At the very core of this is Lola, a local drag queen who comes into the shoe factory to help design the boots and at the same time manages to change the stereotypical hetero mindset of the male workers. Words cannot begin to describe the performance of Callum Francis on opening night. Mind-blowing is probably the closest words in the English language to depict his interpretation of the character and execution of the skills needed in performing it. Francis is supported flamboyantly by his Angels. Each one of these male performers are incredibly talented individuals who, when put together, form the most remarkable group of dancer singers assembled on a stage. What these men can do in heels is quite remarkable and their talent needs to be celebrated. Toby Francis plays Charlie with likeability and passion, navigating his scenes with Francis particularly well and singing the role with determination and conviction. The voicemail Charlie leaves Lola is some of Francis' best work for the evening and provides the perfect lead in to Lola's Hold Me In Your Heart. Sophie Wright as Lauren masters the comic timing of commenting on herself brilliantly endearing the character to her audience. Daniel Williston as Don and Nathan Carter as George provide memorable comedic highlights throughout the show, while the ensemble is filled with remarkable singer actors who help make this show the gem that it is.

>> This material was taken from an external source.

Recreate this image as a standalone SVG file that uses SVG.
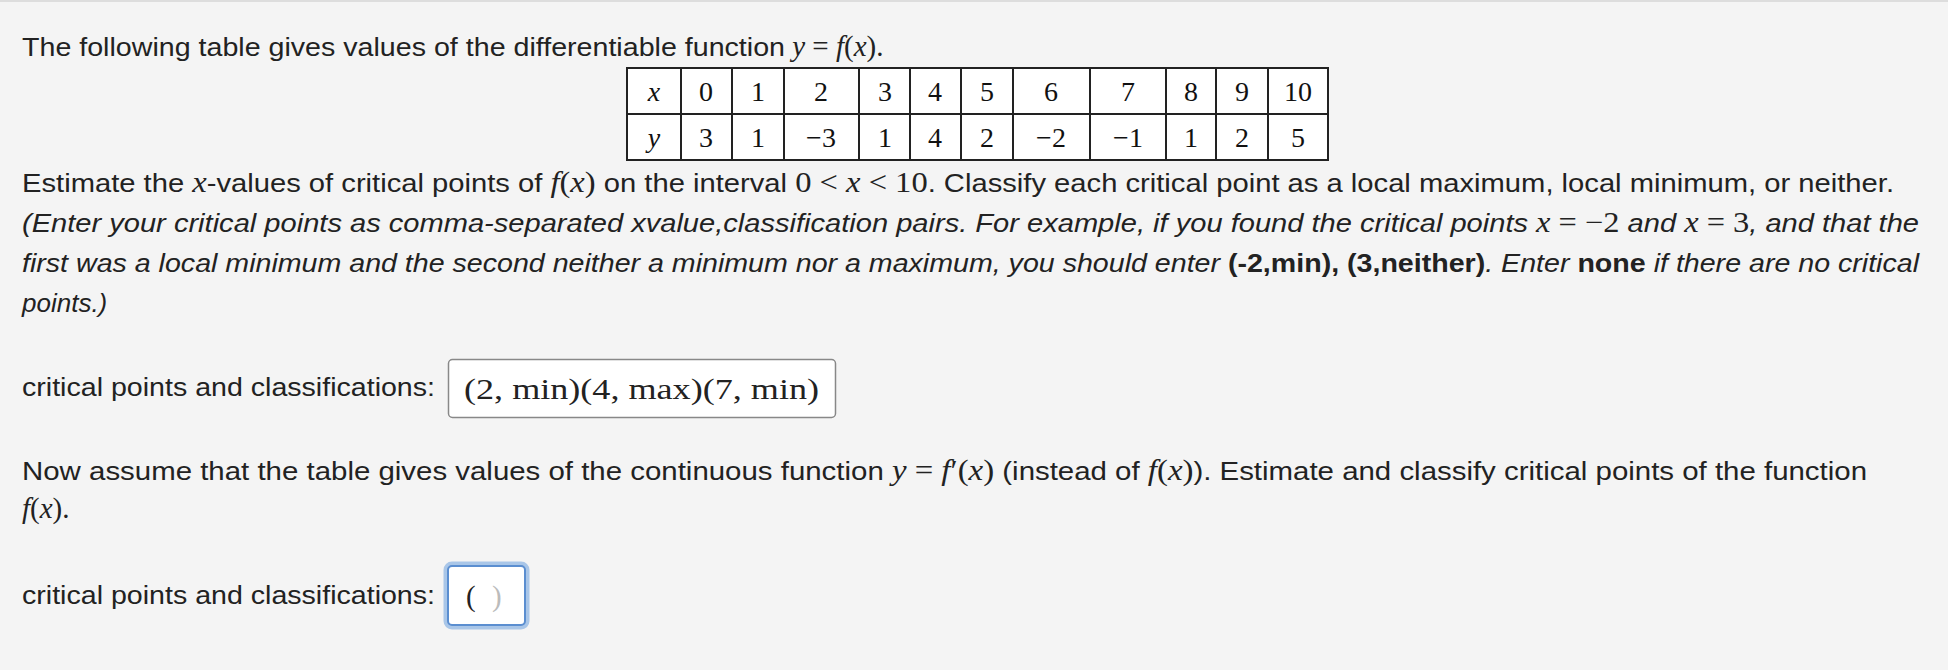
<svg xmlns="http://www.w3.org/2000/svg" width="1948" height="670" viewBox="0 0 1948 670">
<style>
.t{font-family:"Liberation Sans",Arial,sans-serif;font-size:26px;fill:#222}
.i{font-style:italic}
.m{font-family:"Liberation Serif","Times New Roman",serif;font-size:29px}
.mi{font-family:"Liberation Serif","Times New Roman",serif;font-style:italic;font-size:29px}
.b{font-weight:bold}
.c{font-family:"Liberation Serif","Times New Roman",serif;font-size:28px;fill:#111;text-anchor:middle}
.g line{stroke:#222;stroke-width:2}
</style>
<rect width="1948" height="670" fill="#f4f4f4"/>
<line x1="0" y1="1" x2="1948" y2="1" stroke="#ddd" stroke-width="2"/>
<text class="t" x="22" y="56"><tspan textLength="763" lengthAdjust="spacingAndGlyphs">The following table gives values of the differentiable function</tspan> <tspan class="mi">y</tspan><tspan class="m"> = </tspan><tspan class="mi">f</tspan><tspan class="m">(</tspan><tspan class="mi">x</tspan><tspan class="m">).</tspan></text>
<g id="table">
<rect x="627" y="68" width="701" height="92" fill="#fff" stroke="#222" stroke-width="2"/>
<g class="g">
<line x1="627" y1="114" x2="1328" y2="114"/>
<line x1="681" y1="68" x2="681" y2="160"/><line x1="732" y1="68" x2="732" y2="160"/><line x1="784" y1="68" x2="784" y2="160"/><line x1="859" y1="68" x2="859" y2="160"/><line x1="910" y1="68" x2="910" y2="160"/><line x1="961" y1="68" x2="961" y2="160"/><line x1="1013" y1="68" x2="1013" y2="160"/><line x1="1090" y1="68" x2="1090" y2="160"/><line x1="1166" y1="68" x2="1166" y2="160"/><line x1="1216" y1="68" x2="1216" y2="160"/><line x1="1268" y1="68" x2="1268" y2="160"/>
</g>
<text class="c" y="101"><tspan x="654" font-style="italic">x</tspan><tspan x="706">0</tspan><tspan x="758">1</tspan><tspan x="821">2</tspan><tspan x="885">3</tspan><tspan x="935">4</tspan><tspan x="987">5</tspan><tspan x="1051">6</tspan><tspan x="1128">7</tspan><tspan x="1191">8</tspan><tspan x="1242">9</tspan><tspan x="1298">10</tspan></text>
<text class="c" y="147"><tspan x="654" font-style="italic">y</tspan><tspan x="706">3</tspan><tspan x="758">1</tspan><tspan x="821">−3</tspan><tspan x="885">1</tspan><tspan x="935">4</tspan><tspan x="987">2</tspan><tspan x="1051">−2</tspan><tspan x="1128">−1</tspan><tspan x="1191">1</tspan><tspan x="1242">2</tspan><tspan x="1298">5</tspan></text>
</g>
<text class="t" x="22" y="192" textLength="1872" lengthAdjust="spacingAndGlyphs">Estimate the <tspan class="mi">x</tspan>-values of critical points of <tspan class="mi">f</tspan><tspan class="m">(</tspan><tspan class="mi">x</tspan><tspan class="m">)</tspan> on the interval <tspan class="m">0 &lt; </tspan><tspan class="mi">x</tspan><tspan class="m"> &lt; 10</tspan>. Classify each critical point as a local maximum, local minimum, or neither.</text>
<text class="t i" x="22" y="232" textLength="1897" lengthAdjust="spacingAndGlyphs">(Enter your critical points as comma-separated xvalue,classification pairs. For example, if you found the critical points <tspan class="mi">x</tspan><tspan class="m" font-style="normal"> = −2</tspan> and <tspan class="mi">x</tspan><tspan class="m" font-style="normal"> = 3</tspan>, and that the</text>
<text class="t i" x="22" y="272" textLength="1897" lengthAdjust="spacingAndGlyphs">first was a local minimum and the second neither a minimum nor a maximum, you should enter <tspan class="b" font-style="normal">(-2,min), (3,neither)</tspan>. Enter <tspan class="b" font-style="normal">none</tspan> if there are no critical</text>
<text class="t i" x="22" y="312">points.)</text>
<g id="answer1">
<text class="t" x="22" y="396" textLength="413" lengthAdjust="spacingAndGlyphs">critical points and classifications:</text>
<rect x="448.500" y="359.500" width="387" height="58" rx="4" fill="#fff" stroke="#888" stroke-width="1.500"/>
<text class="m" x="464" y="399" fill="#222" font-size="32" textLength="355" lengthAdjust="spacingAndGlyphs">(2, min)(4, max)(7, min)</text>
</g>
<text class="t" x="22" y="480" textLength="1845" lengthAdjust="spacingAndGlyphs">Now assume that the table gives values of the continuous function <tspan class="mi">y</tspan><tspan class="m"> = </tspan><tspan class="mi">f</tspan><tspan class="m">′(</tspan><tspan class="mi">x</tspan><tspan class="m">)</tspan> (instead of <tspan class="mi">f</tspan><tspan class="m">(</tspan><tspan class="mi">x</tspan><tspan class="m">)</tspan>). Estimate and classify critical points of the function</text>
<text class="t" x="22" y="518"><tspan class="mi">f</tspan><tspan class="m">(</tspan><tspan class="mi">x</tspan><tspan class="m">).</tspan></text>
<g id="answer2">
<text class="t" x="22" y="604" textLength="413" lengthAdjust="spacingAndGlyphs">critical points and classifications:</text>
<rect x="446" y="564" width="81" height="63" rx="6" fill="none" stroke="#a9c6e8" stroke-width="5"/>
<rect x="448" y="566" width="77" height="59" rx="4" fill="#fff" stroke="#5b8ed0" stroke-width="2"/>
<text class="m" x="466" y="606" fill="#222" font-size="32">(</text><text class="m" x="492" y="606" fill="#bbb" font-size="32">)</text>
</g>
</svg>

Kinky Boots is not only known for winning 6 tony awards but also for its creative team. Cyndi Lauper, has written a brilliantly catchy score that combines both a pop and traditional musical theatre soundscape. Luke Hunter musically directs Lauper's score with great care and has the orchestra sounding incredibly precise. Harvey Fierstein has generated a ultra funny book and Jerry Mitchell does what Jerry Mitchell does and that's direct this piece to perfection throwing in a handful of magic on top.
We are blessed to have two diverse, different and quite special shows side by side in Melbourne at the moment. Kinky Boots has delivered in a quite sensational way and will leave its mark on many in Melbourne, across Australia and in the 6 other cities its currently playing in around the world. It's how theatre should be done in every way and in this case it's done to perfection.